--- start ---

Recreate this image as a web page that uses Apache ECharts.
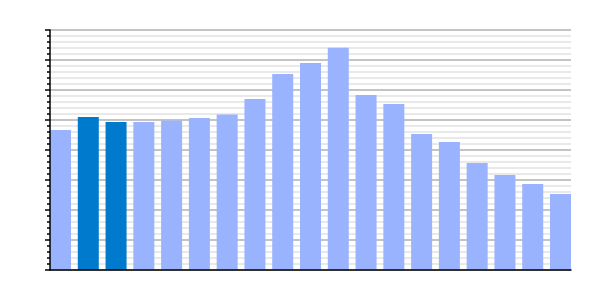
<!DOCTYPE html>
<html>
<head>
<meta charset="utf-8">
<script src="https://cdn.jsdelivr.net/npm/echarts@6/dist/echarts.min.js"></script>
<style>html,body{margin:0;padding:0;background:#fff}#c{width:600px;height:300px}</style>
</head>
<body>
<div id="c"></div>
<script>
var values = [4.67, 5.10, 4.93, 4.93, 4.98, 5.07, 5.18, 5.70, 6.53, 6.90, 7.41, 5.83, 5.53, 4.53, 4.27, 3.57, 3.17, 2.87, 2.53];
var highlighted = [1, 2];
var baseColor = '#99b3ff';
var highlightColor = '#007acc';

var chart = echarts.init(document.getElementById('c'), null, {renderer: 'canvas'});
var data = values.map(function (v, i) {
  return {
    value: [i, v],
    itemStyle: {color: highlighted.indexOf(i) >= 0 ? highlightColor : baseColor}
  };
});
chart.setOption({
  animation: false,
  backgroundColor: '#ffffff',
  grid: {left: 50, right: 29, top: 30, bottom: 30, containLabel: false},
  xAxis: {
    type: 'value',
    min: -0.378,
    max: values.length - 1 + 0.378,
    axisLine: {show: true, onZero: false, lineStyle: {color: '#000', width: 1.5}},
    axisTick: {show: false},
    axisLabel: {show: false},
    splitLine: {show: false},
    z: 10
  },
  yAxis: [{
    type: 'value',
    min: 0,
    max: 8,
    interval: 1,
    axisLine: {show: false},
    axisTick: {show: false},
    axisLabel: {show: false},
    splitLine: {show: true, lineStyle: {color: '#b0b0b0', width: 1.5}},
    minorTick: {show: false, splitNumber: 5},
    minorSplitLine: {show: true, lineStyle: {color: '#e2e2e2', width: 1.5}}
  }, {
    type: 'value',
    position: 'left',
    min: 0,
    max: 8,
    interval: 1,
    axisLine: {show: true, onZero: false, lineStyle: {color: '#000', width: 1.5}},
    axisTick: {show: true, length: 5, lineStyle: {color: '#000', width: 1.5}},
    minorTick: {show: true, splitNumber: 5, length: 3, lineStyle: {color: '#000', width: 1.5}},
    axisLabel: {show: false},
    splitLine: {show: false},
    z: 10
  }],
  series: [{
    type: 'bar',
    barWidth: 21,
    yAxisIndex: 0,
    data: data
  }]
});
</script>
</body>
</html>
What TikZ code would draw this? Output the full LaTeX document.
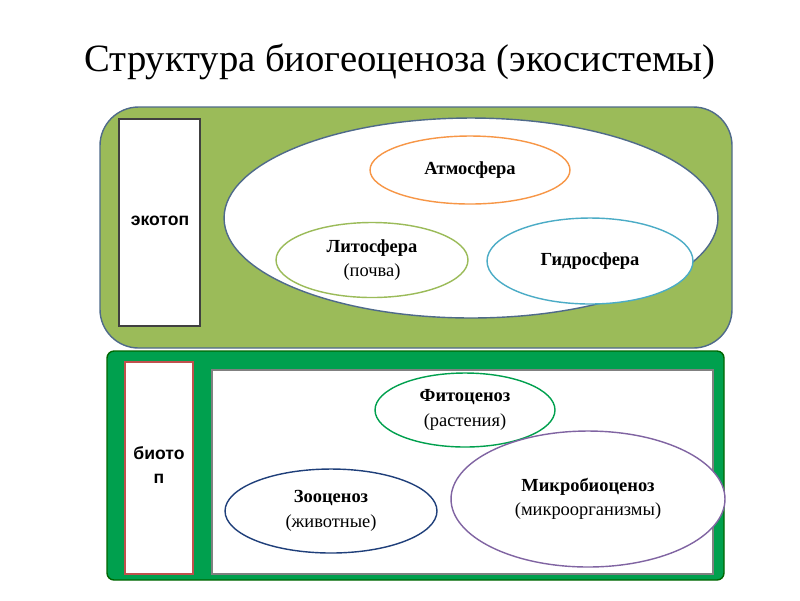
\documentclass[tikz,border=0pt]{standalone}
\usepackage{fontspec}
\setmainfont{Liberation Serif}
\newfontfamily\labelsans{Liberation Sans}
\usetikzlibrary{shapes.geometric}
\definecolor{olivegreen}{HTML}{9BBB59}
\definecolor{darkgreen}{HTML}{00A04E}
\definecolor{framegrey}{HTML}{4F6A8A}
\definecolor{atmocol}{HTML}{F79646}
\definecolor{hydrocol}{HTML}{4BACC6}
\definecolor{zoocol}{HTML}{1F3F7A}
\definecolor{microcol}{HTML}{8064A2}
\definecolor{bioredcol}{HTML}{C0504D}
\tikzset{
  sphere/.style={ellipse,draw,thick,fill=white,align=center,font=\fontsize{10.5}{14}\selectfont},
  sidebox/.style={draw,thick,fill=white,align=center,font=\labelsans\bfseries\fontsize{10}{13}\selectfont},
}
\begin{document}
\begin{tikzpicture}[x=0.02cm,y=-0.02cm]
\useasboundingbox (0,0) rectangle (800,600);
\node (title) at (400,62) {\fontsize{22}{26}\selectfont Структура биогеоценоза (экосистемы)};
% ecotope part
\draw[thick,draw=framegrey,fill=olivegreen,rounded corners=22pt] (100,107) rectangle (732,348);
\draw[thick,draw=darkgray,fill=white] (119,119) rectangle (200,326);
\node[font=\labelsans\bfseries\fontsize{10}{13}\selectfont] (ekotop) at (160,221) {экотоп};
\node[sphere,draw=framegrey,minimum width=9.88cm,minimum height=4cm] (abiotic) at (471,218) {};
\node[sphere,draw=atmocol,minimum width=4cm,minimum height=1.36cm] (atmo) at (470,170) {\textbf{Атмосфера}};
\node[sphere,draw=olivegreen,minimum width=3.84cm,minimum height=1.4cm] (litho) at (372,260) {\textbf{Литосфера}\\(почва)};
\node[sphere,draw=hydrocol,minimum width=4.12cm,minimum height=1.72cm] (hydro) at (590,261) {\textbf{Гидросфера}};
% biotope part
\draw[thick,draw=green!40!black,fill=darkgreen,rounded corners=4pt] (107,351) rectangle (724,580);
\draw[thick,draw=bioredcol,fill=white] (125,362) rectangle (193,574);
\node[font=\labelsans\bfseries\fontsize{10}{14}\selectfont,align=center] (biotop) at (159,465) {биото\\п};
\draw[thick,draw=gray,fill=white] (212,370) rectangle (713,574);
\node[sphere,draw=darkgreen,minimum width=3.6cm,minimum height=1.32cm] (phyto) at (465,410) {\textbf{Фитоценоз}\\(растения)};
\node[sphere,draw=zoocol,minimum width=4.24cm,minimum height=1.68cm] (zoo) at (331,511) {\textbf{Зооценоз}\\(животные)};
\node[sphere,draw=microcol,minimum width=5.48cm,minimum height=2.72cm] (micro) at (588,499) {\textbf{Микробиоценоз}\\(микроорганизмы)};
\end{tikzpicture}
\end{document}
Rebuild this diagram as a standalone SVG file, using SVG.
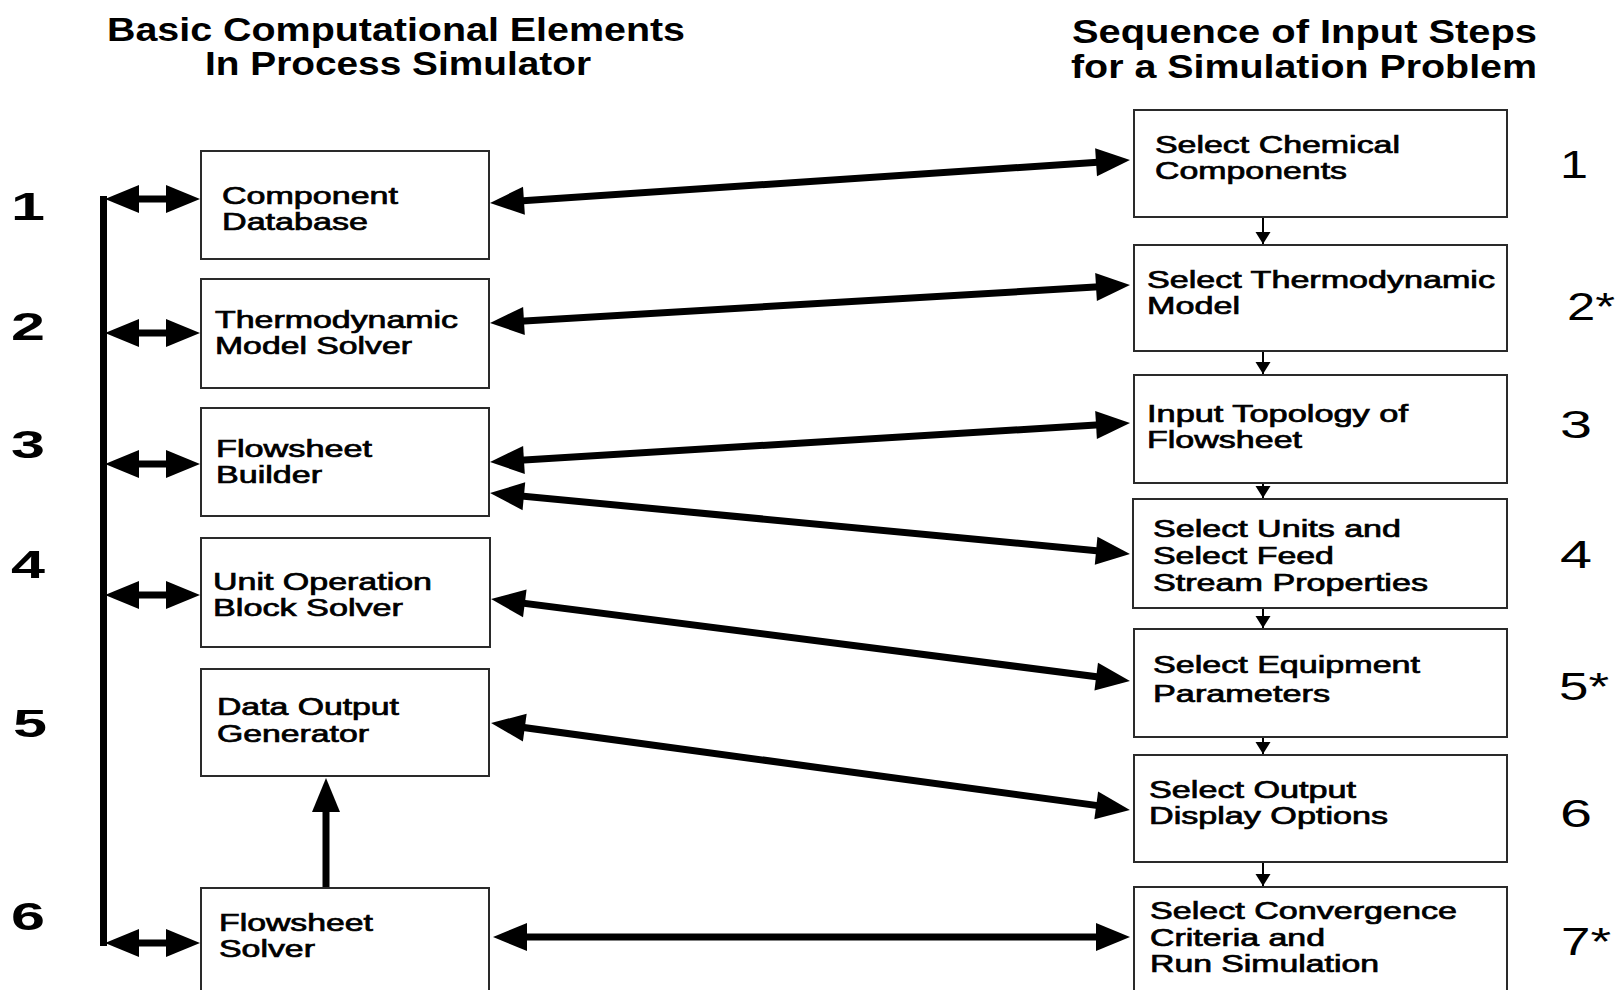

--- end ---

Restate exactly, please, only the lines between the start of the data and the line containing "var highlightColor = '#007acc';", both ends included, skipping the pictures.

**Task solution**
Recreate this image as a web page that uses Apache ECharts.
<!DOCTYPE html>
<html>
<head>
<meta charset="utf-8">
<script src="https://cdn.jsdelivr.net/npm/echarts@6/dist/echarts.min.js"></script>
<style>html,body{margin:0;padding:0;background:#fff}#c{width:600px;height:300px}</style>
</head>
<body>
<div id="c"></div>
<script>
var values = [4.67, 5.10, 4.93, 4.93, 4.98, 5.07, 5.18, 5.70, 6.53, 6.90, 7.41, 5.83, 5.53, 4.53, 4.27, 3.57, 3.17, 2.87, 2.53];
var highlighted = [1, 2];
var baseColor = '#99b3ff';
var highlightColor = '#007acc';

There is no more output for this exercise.